A representative image for "The Rent vs. Buy Debate: Why Excel Sheets Fail in Real Life"
A representative image for “The Rent vs. Buy Debate: Why Excel Sheets Fail in Real Life”

The Verdict: When does Renting actually win?

Renting is the superior financial choice, but only if you meet this specific checklist. You should rent if:

  • You are a Nuclear Unit: You don’t have ageing parents living with you who need the stability of a permanent address and a consistent doctor/social circle.
  • You are emotionally detached from geography: You don’t mind shifting zip codes every 2 years.
  • You are okay with your child changing playgroups or schools, and you don’t attach deep value to neighbour friends.
  • You are a Robot Investor: This is the hardest part.

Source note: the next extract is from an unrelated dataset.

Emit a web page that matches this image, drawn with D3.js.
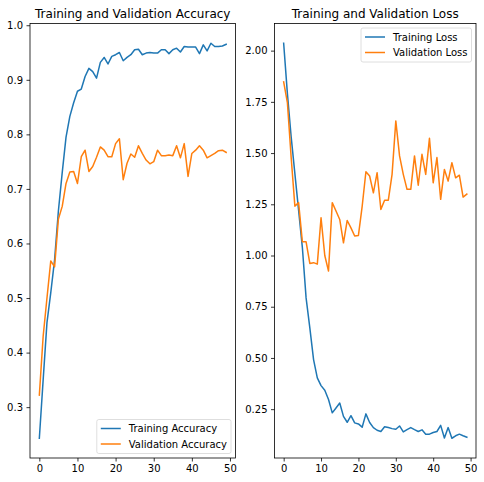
<!DOCTYPE html>
<html>
<head>
<meta charset="utf-8">
<script src="https://cdn.jsdelivr.net/npm/d3@7"></script>
<style>
  body { margin: 0; background: #fff; }
  svg text { font-family: "DejaVu Sans", sans-serif; fill: #000; }
</style>
</head>
<body>
<div id="graphicContainer"></div>
<script>

// values, one per epoch
var trainAcc = [0.243, 0.35, 0.455, 0.51, 0.57, 0.66, 0.73, 0.795, 0.833, 0.858,
  0.879, 0.883, 0.906, 0.921, 0.915, 0.903, 0.932, 0.941, 0.929, 0.943,
  0.946, 0.950, 0.935, 0.941, 0.946, 0.955, 0.956, 0.946, 0.949, 0.950,
  0.949, 0.949, 0.955, 0.955, 0.948, 0.955, 0.958, 0.951, 0.961, 0.960,
  0.960, 0.960, 0.948, 0.964, 0.953, 0.967, 0.961, 0.961, 0.962, 0.965]

var valAcc = [0.322, 0.43, 0.50, 0.568, 0.557, 0.645, 0.668, 0.71, 0.731, 0.732,
  0.71, 0.759, 0.771, 0.732, 0.741, 0.758, 0.777, 0.771, 0.759, 0.759,
  0.783, 0.792, 0.717, 0.747, 0.764, 0.758, 0.779, 0.765, 0.753, 0.746,
  0.75, 0.771, 0.761, 0.761, 0.762, 0.761, 0.779, 0.757, 0.783, 0.723,
  0.765, 0.771, 0.779, 0.771, 0.757, 0.761, 0.765, 0.77, 0.771, 0.767]

var trainLoss = [2.036, 1.79, 1.58, 1.40, 1.22, 1.04, 0.793, 0.647, 0.492, 0.403,
  0.365, 0.342, 0.297, 0.232, 0.256, 0.28, 0.215, 0.186, 0.218, 0.183,
  0.178, 0.162, 0.227, 0.185, 0.16, 0.147, 0.141, 0.164, 0.16, 0.155,
  0.152, 0.168, 0.139, 0.15, 0.16, 0.15, 0.141, 0.149, 0.128, 0.128,
  0.136, 0.141, 0.171, 0.109, 0.16, 0.108, 0.12, 0.128, 0.12, 0.113]

var valLoss = [1.847, 1.746, 1.48, 1.241, 1.258, 1.067, 1.067, 0.961, 0.965, 0.958,
  1.184, 1.0, 0.924, 1.258, 1.217, 1.176, 1.062, 1.171, 1.135, 1.095,
  1.098, 1.24, 1.409, 1.388, 1.306, 1.404, 1.225, 1.27, 1.27, 1.396,
  1.657, 1.486, 1.396, 1.323, 1.323, 1.486, 1.343, 1.494, 1.396, 1.572,
  1.355, 1.478, 1.274, 1.42, 1.363, 1.453, 1.379, 1.392, 1.285, 1.30]

var xTicks = [0, 10, 20, 30, 40, 50]
var accTicks = [0.3, 0.4, 0.5, 0.6, 0.7, 0.8, 0.9, 1.0]
var lossTicks = [0.25, 0.5, 0.75, 1.0, 1.25, 1.5, 1.75, 2.0]

var accLabels = ["Training Accuracy", "Validation Accuracy"]
var lossLabels = ["Training Loss", "Validation Loss"]
var colours = ["#1f77b4", "#ff7f0e"]

var width = 484
var height = 482
var fs = 10

var svg = d3.select("#graphicContainer").append("svg")
  .attr("width", width)
  .attr("height", height)

// matplotlib style 5% padding around the data
function padded(values) {
  var lo = d3.min(values), hi = d3.max(values)
  var p = (hi - lo) * 0.05
  return [lo - p, hi + p]
}

function panel(box, title, series, labels, yTicks, yFmt, legendPos) {

  var g = svg.append("g")

  var n = series[0].length
  var epochs = d3.range(n)

  var x = d3.scaleLinear()
    .domain(padded(epochs))
    .range([box.left, box.right])

  var y = d3.scaleLinear()
    .domain(padded(series[0].concat(series[1])))
    .range([box.bottom, box.top])

  var xAxis = d3.axisBottom(x).tickValues(xTicks).tickSize(3.5).tickPadding(3.5).tickFormat(d3.format("d"))
  var yAxis = d3.axisLeft(y).tickValues(yTicks).tickSize(3.5).tickPadding(3.5).tickFormat(d3.format(yFmt))

  g.append("g")
    .attr("transform", `translate(0,${box.bottom})`)
    .call(xAxis)
    .call(a => a.select(".domain").remove())
    .call(a => a.selectAll("line").attr("stroke", "#000").attr("stroke-width", 0.8))
    .call(a => a.selectAll("text").attr("font-size", fs))

  g.append("g")
    .attr("transform", `translate(${box.left},0)`)
    .call(yAxis)
    .call(a => a.select(".domain").remove())
    .call(a => a.selectAll("line").attr("stroke", "#000").attr("stroke-width", 0.8))
    .call(a => a.selectAll("text").attr("font-size", fs))

  var line = d3.line()
    .x((d, i) => x(i))
    .y(d => y(d))

  series.forEach(function (s, k) {
    g.append("path")
      .datum(s)
      .attr("fill", "none")
      .attr("stroke", colours[k])
      .attr("stroke-width", 1.5)
      .attr("stroke-linejoin", "round")
      .attr("stroke-linecap", "square")
      .attr("d", line)
  })

  g.append("rect")
    .attr("x", box.left)
    .attr("y", box.top)
    .attr("width", box.right - box.left)
    .attr("height", box.bottom - box.top)
    .attr("fill", "none")
    .attr("stroke", "#000")
    .attr("stroke-width", 0.8)

  g.append("text")
    .attr("x", (box.left + box.right) / 2)
    .attr("y", box.top - 6)
    .attr("text-anchor", "middle")
    .attr("font-size", 12)
    .text(title)

  // legend
  var leg = g.append("g")
  var frame = leg.append("rect")
  var texts = labels.map(function (l, k) {
    return leg.append("text")
      .attr("font-size", fs)
      .attr("dy", "0.35em")
      .text(l)
  })
  var tw = d3.max(texts, t => t.node().getComputedTextLength())
  var pad = 4, handle = 20, gap = 8, rowH = 15.5
  var bw = pad * 2 + handle + gap + tw
  var bh = 34
  var bx = box.right - 4.5 - bw
  var by = legendPos === "upper" ? box.top + 4.5 : box.bottom - 4.5 - bh

  frame
    .attr("x", bx)
    .attr("y", by)
    .attr("width", bw)
    .attr("height", bh)
    .attr("rx", 2)
    .attr("fill", "#fff")
    .attr("fill-opacity", 0.8)
    .attr("stroke", "#d6d6d6")
    .attr("stroke-width", 0.8)

  labels.forEach(function (l, k) {
    var cy = by + 9 + k * rowH
    leg.append("line")
      .attr("x1", bx + pad)
      .attr("x2", bx + pad + handle)
      .attr("y1", cy)
      .attr("y2", cy)
      .attr("stroke", colours[k])
      .attr("stroke-width", 1.5)
    texts[k]
      .attr("x", bx + pad + handle + gap)
      .attr("y", cy)
  })
}

panel({ left: 30, right: 235.5, top: 23.5, bottom: 458 },
  "Training and Validation Accuracy", [trainAcc, valAcc], accLabels, accTicks, ".1f", "lower")

panel({ left: 274.5, right: 476, top: 23.5, bottom: 458 },
  "Training and Validation Loss", [trainLoss, valLoss], lossLabels, lossTicks, ".2f", "upper")

</script>
</body>
</html>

You must possess the discipline to invest the surplus every single month for 20 years without fail. You cannot pause the SIP for a vacation or a wedding. If you miss this discipline, the Excel sheet collapses, and you end up with neither the house nor the corpus.

The Bottom Line:

The Math says: Renting saves money.

The Heart (and the Advanced Math) says: Owning buys peace and leverage.

When you pay an EMI, you aren’t just paying for bricks. You are paying for the right to hammer a nail into the wall, the certainty that your child won’t lose their best friend because of a lease expiry, and the dignity of never being asked to vacate by next month.

Sometimes, the Return on Investment (ROI) matters less than the Return on Ego (ROE).